New Massachusetts foreclosure regulations in effect

| Jul 5, 2013 | Foreclosure

For several years people in Massachusetts have been waiting for some serious support in battling the foreclosure crisis that has plagued the state since the country fell into a recession. As legislators have debated and proposed various housing recovery bills, homeowners in Worcester and around the state have been forced into the painful process of home foreclosure.

Some support may have finally arrived. As presented by the Massachusetts Division of Banks, all mortgage lenders must now consider loan modification and other non-foreclosure options to determine if pursuing one such option is less expensive than initiating a foreclosure. State officials believe that both homeowners and lenders will come out ahead under the new regulations as both parties will save money and further support the recovery of the local housing market.

While these regulations have been in the process of development over the last year, they have recently been finalized and are now in effect. An additional regulation that is now active prohibits lenders from starting foreclosures when homeowners have filed paperwork to start loan modification proceedings.

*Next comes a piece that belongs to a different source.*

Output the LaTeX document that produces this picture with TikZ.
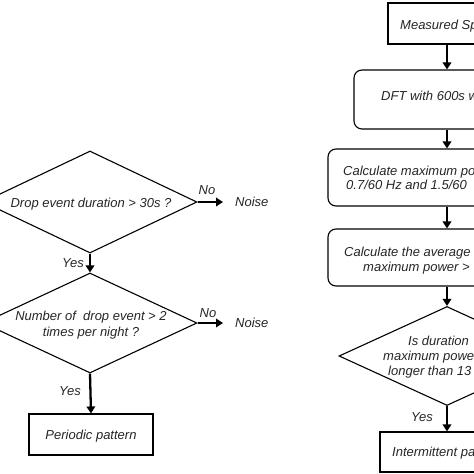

Experts believe that the new regulations will continue to reduce the number of new foreclosures across the state. As previously reported on this blog, foreclosures are down across the state and in Worcester County when compared to last year’s figures and the state’s new policies may encourage the continuation of this positive trend.

For individual homeowners whose homes have already fallen into foreclosure, public agencies will continue to offer debt counseling and other support to help people stay in their homes. Professionals in the field of real estate law are available to discuss foreclosure avoidance options and to assist borrowers who believe that their lenders may not be abiding by all mandated state regulations.